INSTRUCTIONS TO FOLLOW – Copy out every line of the records where the string "that" occurs.

WORKING DATA –
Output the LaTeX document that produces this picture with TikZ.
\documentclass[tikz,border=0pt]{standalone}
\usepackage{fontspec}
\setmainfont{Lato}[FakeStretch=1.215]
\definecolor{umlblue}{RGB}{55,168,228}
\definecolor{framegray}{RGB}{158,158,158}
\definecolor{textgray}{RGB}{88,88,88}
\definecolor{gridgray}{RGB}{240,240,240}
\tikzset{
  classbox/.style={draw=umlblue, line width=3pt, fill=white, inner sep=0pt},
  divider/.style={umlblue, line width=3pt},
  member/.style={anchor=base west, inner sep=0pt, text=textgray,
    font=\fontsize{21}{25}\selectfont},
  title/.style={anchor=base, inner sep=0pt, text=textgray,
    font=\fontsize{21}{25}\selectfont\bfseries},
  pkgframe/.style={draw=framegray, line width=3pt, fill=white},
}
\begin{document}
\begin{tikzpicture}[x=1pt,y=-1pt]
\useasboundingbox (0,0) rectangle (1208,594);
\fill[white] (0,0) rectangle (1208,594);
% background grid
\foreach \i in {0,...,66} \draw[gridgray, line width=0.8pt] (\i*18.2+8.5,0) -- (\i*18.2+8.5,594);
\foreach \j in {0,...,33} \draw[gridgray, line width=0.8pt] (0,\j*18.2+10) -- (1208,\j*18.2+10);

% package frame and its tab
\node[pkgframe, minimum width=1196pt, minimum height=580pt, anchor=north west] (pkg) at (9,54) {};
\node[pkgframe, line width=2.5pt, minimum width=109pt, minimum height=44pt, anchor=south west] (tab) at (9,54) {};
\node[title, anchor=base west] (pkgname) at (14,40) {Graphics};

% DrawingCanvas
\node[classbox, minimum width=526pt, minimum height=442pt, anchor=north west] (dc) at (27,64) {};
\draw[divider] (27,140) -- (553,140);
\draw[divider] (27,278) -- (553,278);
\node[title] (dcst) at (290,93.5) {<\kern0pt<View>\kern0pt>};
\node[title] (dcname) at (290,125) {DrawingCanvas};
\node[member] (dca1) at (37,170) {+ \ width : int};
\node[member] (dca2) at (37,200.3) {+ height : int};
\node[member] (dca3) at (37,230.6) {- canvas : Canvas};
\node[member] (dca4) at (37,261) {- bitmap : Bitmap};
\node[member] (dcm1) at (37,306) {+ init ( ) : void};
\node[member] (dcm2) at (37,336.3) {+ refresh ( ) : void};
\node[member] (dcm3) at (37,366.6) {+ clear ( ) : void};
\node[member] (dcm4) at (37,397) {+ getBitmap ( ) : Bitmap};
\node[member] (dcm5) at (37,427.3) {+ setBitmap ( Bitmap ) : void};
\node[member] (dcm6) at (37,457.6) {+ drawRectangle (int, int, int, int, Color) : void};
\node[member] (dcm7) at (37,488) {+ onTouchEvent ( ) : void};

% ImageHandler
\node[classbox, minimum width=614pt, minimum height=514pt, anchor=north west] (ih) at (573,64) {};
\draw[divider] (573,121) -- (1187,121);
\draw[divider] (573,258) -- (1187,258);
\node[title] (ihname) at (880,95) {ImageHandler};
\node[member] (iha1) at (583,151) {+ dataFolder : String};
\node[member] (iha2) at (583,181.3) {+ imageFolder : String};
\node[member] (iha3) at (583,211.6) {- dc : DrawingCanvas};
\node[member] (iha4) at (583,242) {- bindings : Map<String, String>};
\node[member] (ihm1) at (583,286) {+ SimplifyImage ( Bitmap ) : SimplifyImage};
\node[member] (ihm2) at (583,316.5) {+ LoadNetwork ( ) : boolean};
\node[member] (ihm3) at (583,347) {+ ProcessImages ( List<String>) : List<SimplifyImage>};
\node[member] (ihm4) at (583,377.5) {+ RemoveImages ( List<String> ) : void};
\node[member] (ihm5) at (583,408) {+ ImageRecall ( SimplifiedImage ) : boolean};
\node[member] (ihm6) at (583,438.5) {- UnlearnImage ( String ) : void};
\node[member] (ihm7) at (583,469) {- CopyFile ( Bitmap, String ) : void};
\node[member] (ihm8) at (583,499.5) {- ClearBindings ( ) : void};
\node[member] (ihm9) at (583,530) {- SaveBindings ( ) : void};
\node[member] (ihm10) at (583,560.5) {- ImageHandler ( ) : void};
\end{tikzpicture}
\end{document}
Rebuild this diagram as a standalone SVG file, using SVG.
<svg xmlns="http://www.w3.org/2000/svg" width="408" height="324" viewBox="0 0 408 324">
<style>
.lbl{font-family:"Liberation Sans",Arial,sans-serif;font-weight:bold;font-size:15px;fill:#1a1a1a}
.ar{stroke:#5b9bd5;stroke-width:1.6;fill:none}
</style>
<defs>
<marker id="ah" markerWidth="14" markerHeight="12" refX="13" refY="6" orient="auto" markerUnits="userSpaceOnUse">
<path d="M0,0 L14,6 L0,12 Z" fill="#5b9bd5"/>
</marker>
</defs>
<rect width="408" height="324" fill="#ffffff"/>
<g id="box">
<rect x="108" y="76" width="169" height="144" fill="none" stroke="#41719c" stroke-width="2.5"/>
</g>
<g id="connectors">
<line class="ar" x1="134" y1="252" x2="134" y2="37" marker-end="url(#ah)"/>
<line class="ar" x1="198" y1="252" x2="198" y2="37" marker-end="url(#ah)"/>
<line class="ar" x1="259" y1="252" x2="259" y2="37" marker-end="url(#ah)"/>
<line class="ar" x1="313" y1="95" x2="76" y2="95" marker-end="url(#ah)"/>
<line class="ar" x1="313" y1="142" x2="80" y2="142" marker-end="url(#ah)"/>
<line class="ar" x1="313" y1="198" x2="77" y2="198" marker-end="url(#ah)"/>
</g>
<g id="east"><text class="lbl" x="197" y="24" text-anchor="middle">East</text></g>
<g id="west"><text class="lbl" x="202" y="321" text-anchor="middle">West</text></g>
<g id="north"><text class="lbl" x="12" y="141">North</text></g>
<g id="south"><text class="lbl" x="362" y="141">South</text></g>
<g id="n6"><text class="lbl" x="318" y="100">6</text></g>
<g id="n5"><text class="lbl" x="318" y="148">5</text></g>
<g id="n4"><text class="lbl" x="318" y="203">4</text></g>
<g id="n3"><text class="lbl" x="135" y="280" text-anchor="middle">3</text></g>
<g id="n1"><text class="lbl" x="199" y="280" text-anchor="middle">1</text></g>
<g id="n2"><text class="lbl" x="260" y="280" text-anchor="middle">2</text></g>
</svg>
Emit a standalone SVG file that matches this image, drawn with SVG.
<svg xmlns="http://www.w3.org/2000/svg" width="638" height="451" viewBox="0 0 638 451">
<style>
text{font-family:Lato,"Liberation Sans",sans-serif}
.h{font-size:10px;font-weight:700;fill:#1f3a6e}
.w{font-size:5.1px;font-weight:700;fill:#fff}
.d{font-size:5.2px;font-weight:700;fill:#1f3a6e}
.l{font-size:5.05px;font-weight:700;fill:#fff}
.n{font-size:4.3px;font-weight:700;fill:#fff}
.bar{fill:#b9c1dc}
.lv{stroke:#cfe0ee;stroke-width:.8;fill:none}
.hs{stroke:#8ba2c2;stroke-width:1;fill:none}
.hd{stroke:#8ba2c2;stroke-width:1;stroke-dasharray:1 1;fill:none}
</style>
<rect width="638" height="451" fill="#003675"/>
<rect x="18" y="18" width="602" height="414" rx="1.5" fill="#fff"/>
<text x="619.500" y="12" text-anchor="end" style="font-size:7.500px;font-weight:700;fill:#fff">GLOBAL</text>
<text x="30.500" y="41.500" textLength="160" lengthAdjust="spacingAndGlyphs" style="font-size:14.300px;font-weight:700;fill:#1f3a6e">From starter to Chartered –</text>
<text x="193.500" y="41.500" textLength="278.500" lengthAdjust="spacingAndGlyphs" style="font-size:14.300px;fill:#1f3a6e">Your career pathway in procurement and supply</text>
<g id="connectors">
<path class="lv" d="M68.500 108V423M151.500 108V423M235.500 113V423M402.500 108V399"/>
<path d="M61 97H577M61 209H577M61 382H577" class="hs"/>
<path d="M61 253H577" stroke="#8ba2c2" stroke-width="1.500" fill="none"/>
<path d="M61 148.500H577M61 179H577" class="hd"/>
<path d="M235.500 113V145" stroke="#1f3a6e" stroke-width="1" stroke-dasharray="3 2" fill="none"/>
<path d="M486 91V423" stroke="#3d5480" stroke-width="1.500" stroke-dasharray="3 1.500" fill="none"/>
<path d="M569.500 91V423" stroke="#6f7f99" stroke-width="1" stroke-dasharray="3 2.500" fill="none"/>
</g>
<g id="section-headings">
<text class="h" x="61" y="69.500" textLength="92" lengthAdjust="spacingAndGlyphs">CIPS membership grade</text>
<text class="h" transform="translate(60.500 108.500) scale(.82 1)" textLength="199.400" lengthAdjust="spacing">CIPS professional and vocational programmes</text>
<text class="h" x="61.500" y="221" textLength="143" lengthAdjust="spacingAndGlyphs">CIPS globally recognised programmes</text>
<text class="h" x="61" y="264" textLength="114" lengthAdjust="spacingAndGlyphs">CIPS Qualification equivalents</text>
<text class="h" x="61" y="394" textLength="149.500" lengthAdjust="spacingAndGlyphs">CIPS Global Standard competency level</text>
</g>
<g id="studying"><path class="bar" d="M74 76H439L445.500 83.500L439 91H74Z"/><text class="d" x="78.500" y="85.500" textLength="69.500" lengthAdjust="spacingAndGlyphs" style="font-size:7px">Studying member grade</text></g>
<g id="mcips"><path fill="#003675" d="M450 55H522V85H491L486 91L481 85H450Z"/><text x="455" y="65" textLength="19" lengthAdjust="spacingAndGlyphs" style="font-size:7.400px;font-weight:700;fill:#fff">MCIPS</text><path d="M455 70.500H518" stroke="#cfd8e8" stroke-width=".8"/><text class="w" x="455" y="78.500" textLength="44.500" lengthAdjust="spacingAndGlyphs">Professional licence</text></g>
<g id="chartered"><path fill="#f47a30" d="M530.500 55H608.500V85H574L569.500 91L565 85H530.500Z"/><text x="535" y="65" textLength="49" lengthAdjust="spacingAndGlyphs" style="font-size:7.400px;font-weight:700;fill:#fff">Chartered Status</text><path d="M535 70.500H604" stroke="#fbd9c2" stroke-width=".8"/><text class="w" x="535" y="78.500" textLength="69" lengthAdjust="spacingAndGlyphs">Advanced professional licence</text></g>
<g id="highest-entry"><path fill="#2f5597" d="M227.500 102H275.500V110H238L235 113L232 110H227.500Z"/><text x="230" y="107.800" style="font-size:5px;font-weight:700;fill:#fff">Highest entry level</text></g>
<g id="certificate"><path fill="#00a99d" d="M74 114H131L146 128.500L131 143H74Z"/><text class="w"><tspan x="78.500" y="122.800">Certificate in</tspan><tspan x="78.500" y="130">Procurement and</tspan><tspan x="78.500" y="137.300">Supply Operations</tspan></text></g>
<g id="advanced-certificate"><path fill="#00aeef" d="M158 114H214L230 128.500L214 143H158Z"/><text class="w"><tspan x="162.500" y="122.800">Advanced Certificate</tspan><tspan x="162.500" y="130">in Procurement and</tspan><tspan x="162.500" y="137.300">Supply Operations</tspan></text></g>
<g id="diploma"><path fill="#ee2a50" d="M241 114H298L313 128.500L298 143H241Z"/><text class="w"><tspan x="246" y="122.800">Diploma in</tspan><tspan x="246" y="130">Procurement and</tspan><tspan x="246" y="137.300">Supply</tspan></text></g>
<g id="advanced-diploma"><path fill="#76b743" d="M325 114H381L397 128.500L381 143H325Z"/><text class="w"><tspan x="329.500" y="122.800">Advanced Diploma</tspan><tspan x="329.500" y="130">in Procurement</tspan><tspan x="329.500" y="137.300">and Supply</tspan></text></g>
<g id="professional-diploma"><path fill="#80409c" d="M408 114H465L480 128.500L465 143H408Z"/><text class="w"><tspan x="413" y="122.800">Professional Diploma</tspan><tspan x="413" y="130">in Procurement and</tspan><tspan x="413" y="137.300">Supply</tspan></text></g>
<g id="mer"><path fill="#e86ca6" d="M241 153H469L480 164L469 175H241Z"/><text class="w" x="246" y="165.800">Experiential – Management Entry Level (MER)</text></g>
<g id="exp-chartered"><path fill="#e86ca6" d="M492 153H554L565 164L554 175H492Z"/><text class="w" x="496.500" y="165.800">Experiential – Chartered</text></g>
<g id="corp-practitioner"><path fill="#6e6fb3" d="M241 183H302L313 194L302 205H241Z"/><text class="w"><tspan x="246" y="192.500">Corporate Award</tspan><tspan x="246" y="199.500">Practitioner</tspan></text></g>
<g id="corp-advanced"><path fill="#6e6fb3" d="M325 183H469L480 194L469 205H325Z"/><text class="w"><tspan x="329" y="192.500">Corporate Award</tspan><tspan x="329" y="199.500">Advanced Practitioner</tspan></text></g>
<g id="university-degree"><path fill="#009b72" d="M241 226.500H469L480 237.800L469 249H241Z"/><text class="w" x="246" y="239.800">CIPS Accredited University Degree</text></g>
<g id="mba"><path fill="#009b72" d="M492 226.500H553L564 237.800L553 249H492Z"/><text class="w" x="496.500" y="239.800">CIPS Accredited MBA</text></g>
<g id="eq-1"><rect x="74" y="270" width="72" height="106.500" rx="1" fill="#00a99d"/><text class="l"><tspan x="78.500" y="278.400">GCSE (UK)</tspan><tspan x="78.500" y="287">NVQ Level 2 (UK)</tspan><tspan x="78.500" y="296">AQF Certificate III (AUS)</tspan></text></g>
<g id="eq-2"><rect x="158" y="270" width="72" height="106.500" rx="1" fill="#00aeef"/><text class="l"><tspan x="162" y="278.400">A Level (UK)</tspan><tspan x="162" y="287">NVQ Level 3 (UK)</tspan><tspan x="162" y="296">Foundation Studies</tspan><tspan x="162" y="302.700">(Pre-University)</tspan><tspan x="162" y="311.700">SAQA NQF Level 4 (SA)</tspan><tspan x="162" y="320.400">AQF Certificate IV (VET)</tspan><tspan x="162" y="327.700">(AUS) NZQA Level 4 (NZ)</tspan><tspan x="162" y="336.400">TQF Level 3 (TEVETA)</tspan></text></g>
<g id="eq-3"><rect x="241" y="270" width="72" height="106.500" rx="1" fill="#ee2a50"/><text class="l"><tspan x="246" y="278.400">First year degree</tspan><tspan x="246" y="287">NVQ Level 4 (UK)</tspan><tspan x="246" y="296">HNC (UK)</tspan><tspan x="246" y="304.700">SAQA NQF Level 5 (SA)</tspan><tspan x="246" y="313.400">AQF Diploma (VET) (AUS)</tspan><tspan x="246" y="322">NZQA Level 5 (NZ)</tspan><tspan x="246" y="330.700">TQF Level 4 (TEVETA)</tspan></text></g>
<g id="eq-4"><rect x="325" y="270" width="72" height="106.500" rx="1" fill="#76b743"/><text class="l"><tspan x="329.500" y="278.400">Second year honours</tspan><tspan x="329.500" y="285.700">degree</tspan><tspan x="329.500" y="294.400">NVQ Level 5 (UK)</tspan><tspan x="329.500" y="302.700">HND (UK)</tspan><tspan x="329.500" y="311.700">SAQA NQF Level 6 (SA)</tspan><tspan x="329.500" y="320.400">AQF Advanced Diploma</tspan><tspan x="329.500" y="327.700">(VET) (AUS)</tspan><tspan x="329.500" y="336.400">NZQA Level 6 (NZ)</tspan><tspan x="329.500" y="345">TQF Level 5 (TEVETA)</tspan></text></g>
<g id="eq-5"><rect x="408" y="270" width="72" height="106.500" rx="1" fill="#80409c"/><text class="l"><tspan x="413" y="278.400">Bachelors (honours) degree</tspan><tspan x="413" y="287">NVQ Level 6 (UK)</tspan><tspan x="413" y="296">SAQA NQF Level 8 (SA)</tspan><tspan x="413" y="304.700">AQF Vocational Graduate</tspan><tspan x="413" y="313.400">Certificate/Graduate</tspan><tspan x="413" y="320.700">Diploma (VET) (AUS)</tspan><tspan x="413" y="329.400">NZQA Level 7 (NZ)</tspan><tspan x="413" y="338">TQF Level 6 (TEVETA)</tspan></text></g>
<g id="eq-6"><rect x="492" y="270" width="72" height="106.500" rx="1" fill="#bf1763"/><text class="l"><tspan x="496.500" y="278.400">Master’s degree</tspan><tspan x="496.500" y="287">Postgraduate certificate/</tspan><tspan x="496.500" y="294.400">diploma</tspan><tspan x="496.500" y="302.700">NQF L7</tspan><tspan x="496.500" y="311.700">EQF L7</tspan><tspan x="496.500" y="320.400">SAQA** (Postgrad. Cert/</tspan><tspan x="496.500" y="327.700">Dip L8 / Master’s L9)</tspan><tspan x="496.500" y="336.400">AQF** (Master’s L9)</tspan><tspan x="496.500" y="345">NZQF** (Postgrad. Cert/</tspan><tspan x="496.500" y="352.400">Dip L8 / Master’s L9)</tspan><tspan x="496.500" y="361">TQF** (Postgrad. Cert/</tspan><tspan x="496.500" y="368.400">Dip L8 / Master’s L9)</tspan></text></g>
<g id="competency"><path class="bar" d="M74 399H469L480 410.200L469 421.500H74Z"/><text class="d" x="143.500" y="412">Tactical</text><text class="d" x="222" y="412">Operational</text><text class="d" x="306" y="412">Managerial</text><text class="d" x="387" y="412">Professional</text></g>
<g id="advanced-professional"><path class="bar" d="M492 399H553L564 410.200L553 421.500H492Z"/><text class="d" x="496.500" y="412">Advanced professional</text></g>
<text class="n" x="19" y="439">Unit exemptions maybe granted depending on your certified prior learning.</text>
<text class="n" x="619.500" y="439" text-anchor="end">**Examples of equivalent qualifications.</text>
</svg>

TASK RESPONSE –
Output the LaTeX document that produces this picture with TikZ.
Emit a standalone SVG file that matches this image, drawn with SVG.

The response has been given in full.